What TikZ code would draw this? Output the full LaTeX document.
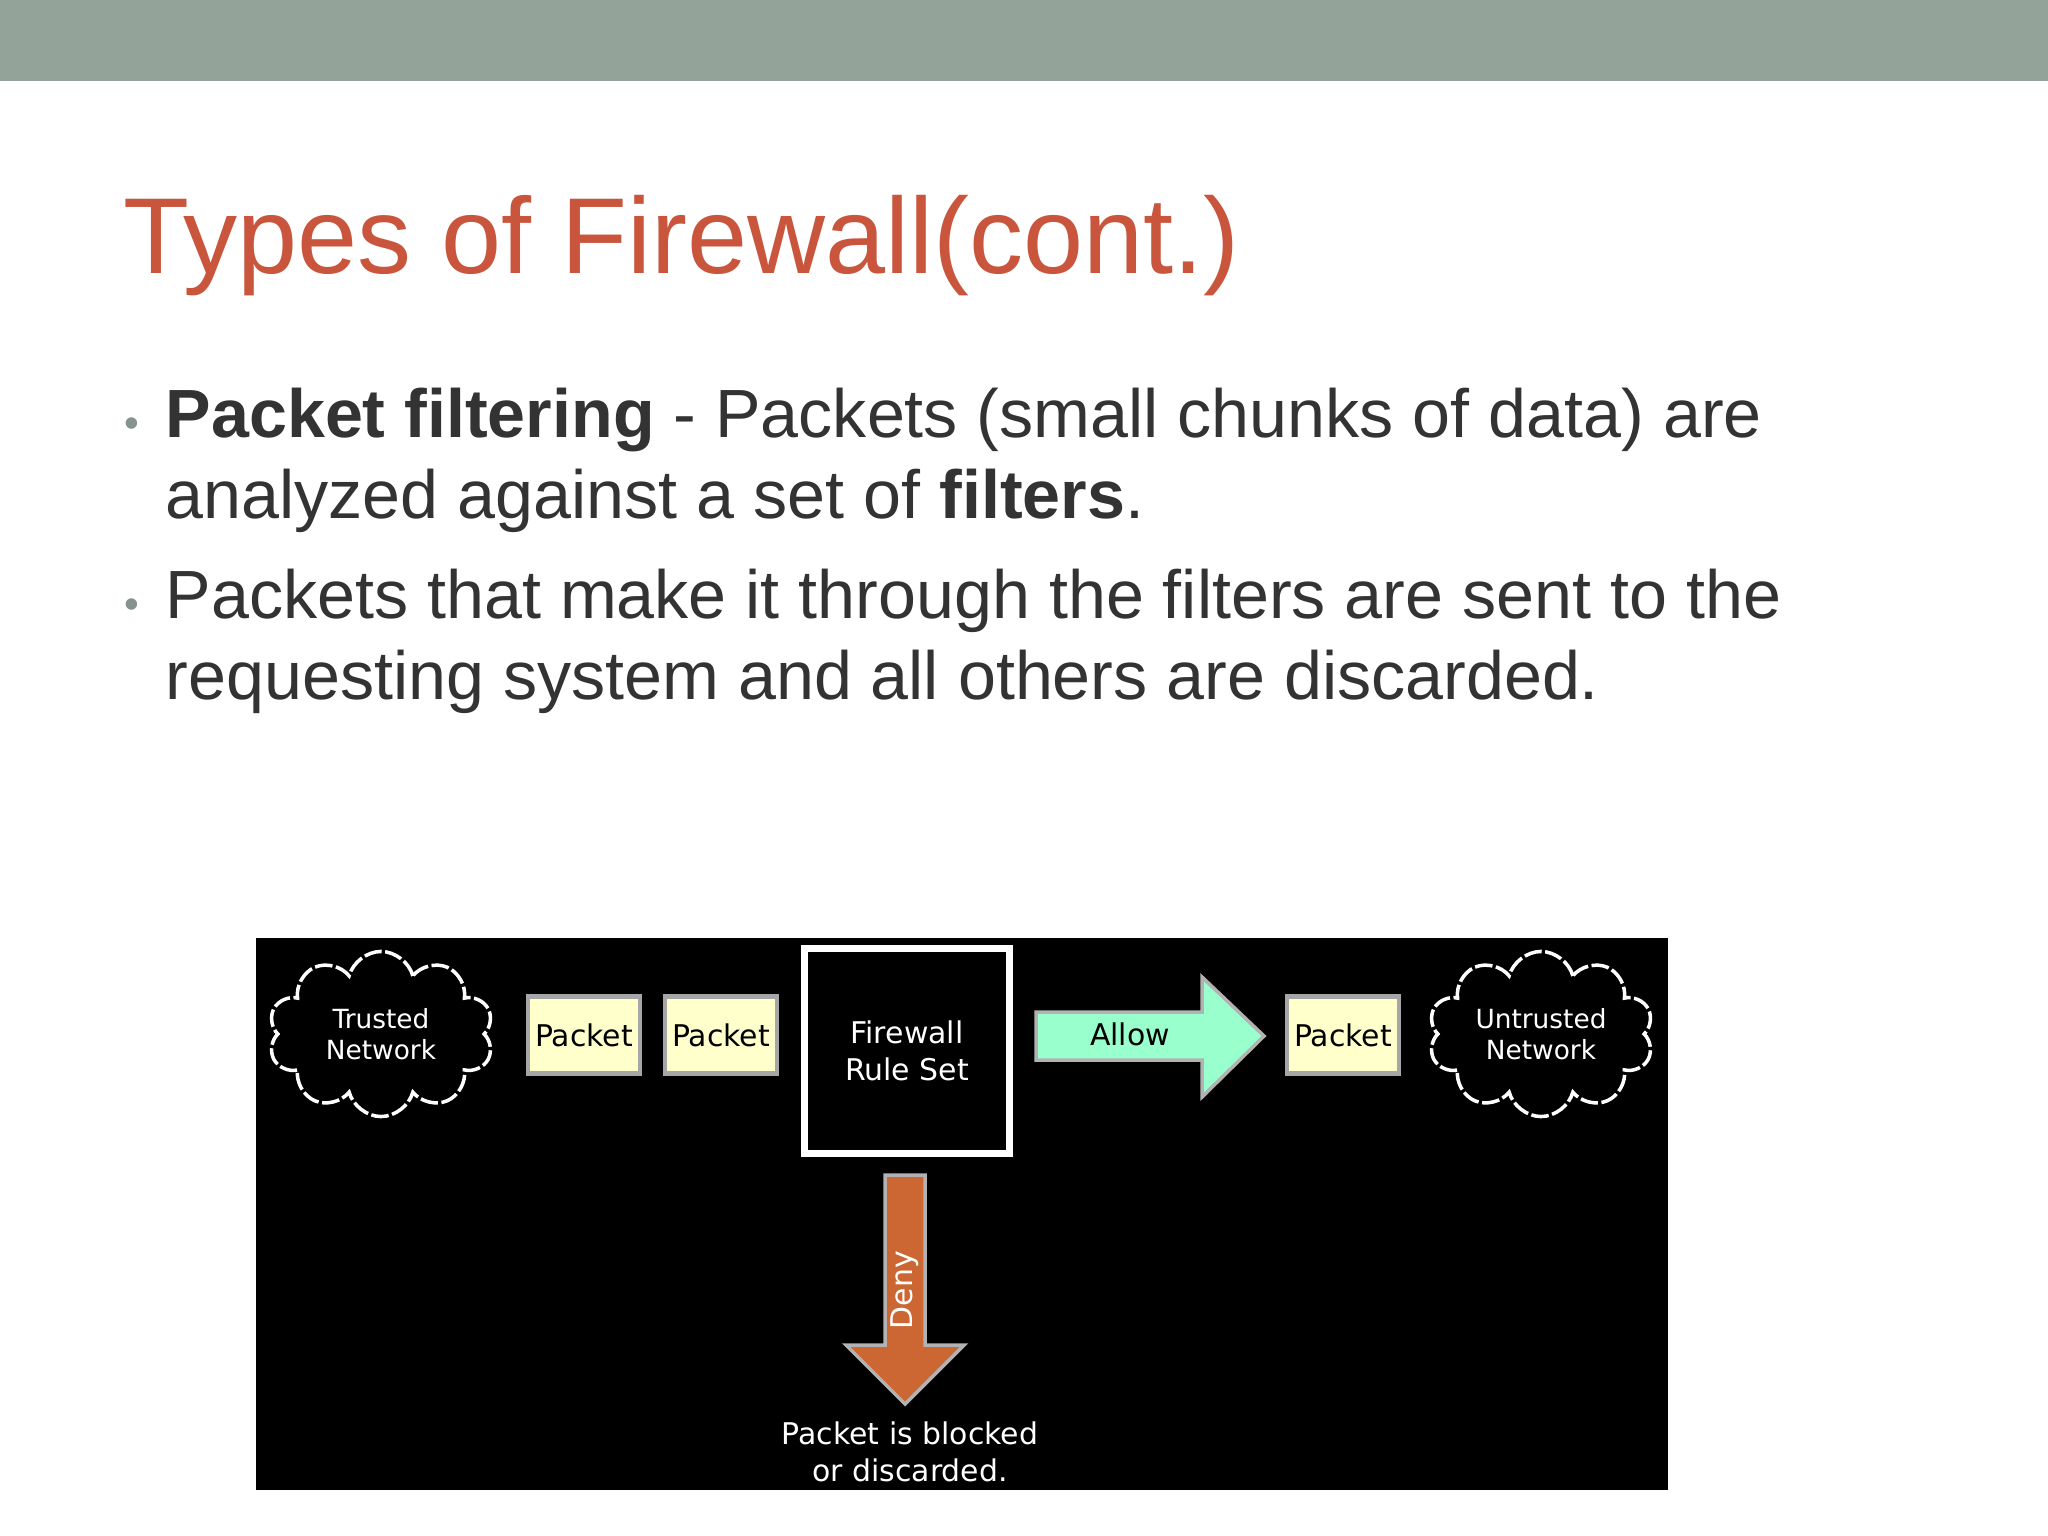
\documentclass[tikz,border=0pt]{standalone}
\usepackage{fontspec}
\setmainfont{Liberation Sans}
\newfontfamily\djfont{DejaVu Sans}
\usetikzlibrary{shapes.symbols}
\definecolor{barc}{HTML}{93A39A}
\definecolor{titlec}{HTML}{C9553D}
\definecolor{txt}{HTML}{333333}
\definecolor{pk}{HTML}{FFFFCC}
\definecolor{mint}{HTML}{99FFCC}
\definecolor{deny}{HTML}{CC6633}
\tikzset{
  pkt/.style={draw=gray!70,line width=1.2pt,fill=pk,minimum width=1.12cm,minimum height=0.77cm,inner sep=0pt,font=\djfont\fontsize{8.5}{10}\selectfont,text=black},
  cld/.style={cloud,cloud puffs=10,aspect=1.25,draw=white,dash pattern=on 5pt off 1pt,line width=1pt,minimum width=2.25cm,minimum height=1.65cm},
  cldtxt/.style={text=white,align=center,font=\djfont\fontsize{7.5}{9}\selectfont},
  wtxt/.style={text=white,align=center,font=\djfont\fontsize{8.5}{10.5}\selectfont},
  bul/.style={anchor=base west,text=txt,font=\fontsize{19.4}{23}\selectfont,inner sep=0pt}
}
\begin{document}
\begin{tikzpicture}[x=0.01cm,y=-0.01cm]
\useasboundingbox (0,0) rectangle (2048,1536);
\fill[white] (0,0) rectangle (2048,1536);
\fill[barc] (0,0) rectangle (2048,81);
\node[anchor=base west,inner sep=0pt,text=titlec,font=\fontsize{30.7}{36}\selectfont] (title) at (123,273) {Types of Firewall(cont.)};
\node[bul,text=barc!90!black] (b1) at (124,437) {\fontsize{12}{12}\selectfont•};
\node[bul] (l1) at (165,437) {\textbf{Packet filtering} - Packets (small chunks of data) are};
\node[bul] (l2) at (165,518) {analyzed against a set of \textbf{filters}.};
\node[bul,text=barc!90!black] (b2) at (124,618) {\fontsize{12}{12}\selectfont•};
\node[bul] (l3) at (165,618) {Packets that make it through the filters are sent to the};
\node[bul] (l4) at (165,699) {requesting system and all others are discarded.};
% diagram
\fill[black] (256,938) rectangle (1668,1490);
\node[cld] (trusted) at (381,1034) {};
\node[cldtxt] (trustedl) at (trusted) {Trusted\\Network};
\node[cld] (untrusted) at (1541,1034) {};
\node[cldtxt] (untrustedl) at (untrusted) {Untrusted\\Network};
\node[pkt] (p1) at (584,1035) {Packet};
\node[pkt] (p2) at (721,1035) {Packet};
\node[draw=white,line width=2pt,minimum width=2.05cm,minimum height=2.05cm,wtxt] (fw) at (907,1051) {Firewall\\Rule Set};
\node[pkt] (p3) at (1343,1035) {Packet};
\fill[mint,draw=gray!60,line width=1pt] (1036,1012) -- (1202,1012) -- (1202,977) -- (1264,1036) -- (1202,1097) -- (1202,1060) -- (1036,1060) -- cycle;
\node[font=\djfont\fontsize{8.5}{10}\selectfont] (allow) at (1130,1034) {Allow};
\fill[deny,draw=gray!60,line width=1pt] (885,1175) -- (925,1175) -- (925,1345) -- (964,1345) -- (905,1404) -- (846,1345) -- (885,1345) -- cycle;
\node[wtxt,rotate=90] (denyl) at (905,1290) {Deny};
\node[wtxt] (blk) at (910,1452) {Packet is blocked\\or discarded.};
\end{tikzpicture}
\end{document}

Short problem:
Please set down each line of the data above exactly as written, without the pictures.

The completed task:
What TikZ code would draw this? Output the full LaTeX document.
\documentclass[tikz,border=0pt]{standalone}
\usepackage{fontspec}
\setmainfont{Liberation Sans}
\newfontfamily\djfont{DejaVu Sans}
\usetikzlibrary{shapes.symbols}
\definecolor{barc}{HTML}{93A39A}
\definecolor{titlec}{HTML}{C9553D}
\definecolor{txt}{HTML}{333333}
\definecolor{pk}{HTML}{FFFFCC}
\definecolor{mint}{HTML}{99FFCC}
\definecolor{deny}{HTML}{CC6633}
\tikzset{
  pkt/.style={draw=gray!70,line width=1.2pt,fill=pk,minimum width=1.12cm,minimum height=0.77cm,inner sep=0pt,font=\djfont\fontsize{8.5}{10}\selectfont,text=black},
  cld/.style={cloud,cloud puffs=10,aspect=1.25,draw=white,dash pattern=on 5pt off 1pt,line width=1pt,minimum width=2.25cm,minimum height=1.65cm},
  cldtxt/.style={text=white,align=center,font=\djfont\fontsize{7.5}{9}\selectfont},
  wtxt/.style={text=white,align=center,font=\djfont\fontsize{8.5}{10.5}\selectfont},
  bul/.style={anchor=base west,text=txt,font=\fontsize{19.4}{23}\selectfont,inner sep=0pt}
}
\begin{document}
\begin{tikzpicture}[x=0.01cm,y=-0.01cm]
\useasboundingbox (0,0) rectangle (2048,1536);
\fill[white] (0,0) rectangle (2048,1536);
\fill[barc] (0,0) rectangle (2048,81);
\node[anchor=base west,inner sep=0pt,text=titlec,font=\fontsize{30.7}{36}\selectfont] (title) at (123,273) {Types of Firewall(cont.)};
\node[bul,text=barc!90!black] (b1) at (124,437) {\fontsize{12}{12}\selectfont•};
\node[bul] (l1) at (165,437) {\textbf{Packet filtering} - Packets (small chunks of data) are};
\node[bul] (l2) at (165,518) {analyzed against a set of \textbf{filters}.};
\node[bul,text=barc!90!black] (b2) at (124,618) {\fontsize{12}{12}\selectfont•};
\node[bul] (l3) at (165,618) {Packets that make it through the filters are sent to the};
\node[bul] (l4) at (165,699) {requesting system and all others are discarded.};
% diagram
\fill[black] (256,938) rectangle (1668,1490);
\node[cld] (trusted) at (381,1034) {};
\node[cldtxt] (trustedl) at (trusted) {Trusted\\Network};
\node[cld] (untrusted) at (1541,1034) {};
\node[cldtxt] (untrustedl) at (untrusted) {Untrusted\\Network};
\node[pkt] (p1) at (584,1035) {Packet};
\node[pkt] (p2) at (721,1035) {Packet};
\node[draw=white,line width=2pt,minimum width=2.05cm,minimum height=2.05cm,wtxt] (fw) at (907,1051) {Firewall\\Rule Set};
\node[pkt] (p3) at (1343,1035) {Packet};
\fill[mint,draw=gray!60,line width=1pt] (1036,1012) -- (1202,1012) -- (1202,977) -- (1264,1036) -- (1202,1097) -- (1202,1060) -- (1036,1060) -- cycle;
\node[font=\djfont\fontsize{8.5}{10}\selectfont] (allow) at (1130,1034) {Allow};
\fill[deny,draw=gray!60,line width=1pt] (885,1175) -- (925,1175) -- (925,1345) -- (964,1345) -- (905,1404) -- (846,1345) -- (885,1345) -- cycle;
\node[wtxt,rotate=90] (denyl) at (905,1290) {Deny};
\node[wtxt] (blk) at (910,1452) {Packet is blocked\\or discarded.};
\end{tikzpicture}
\end{document}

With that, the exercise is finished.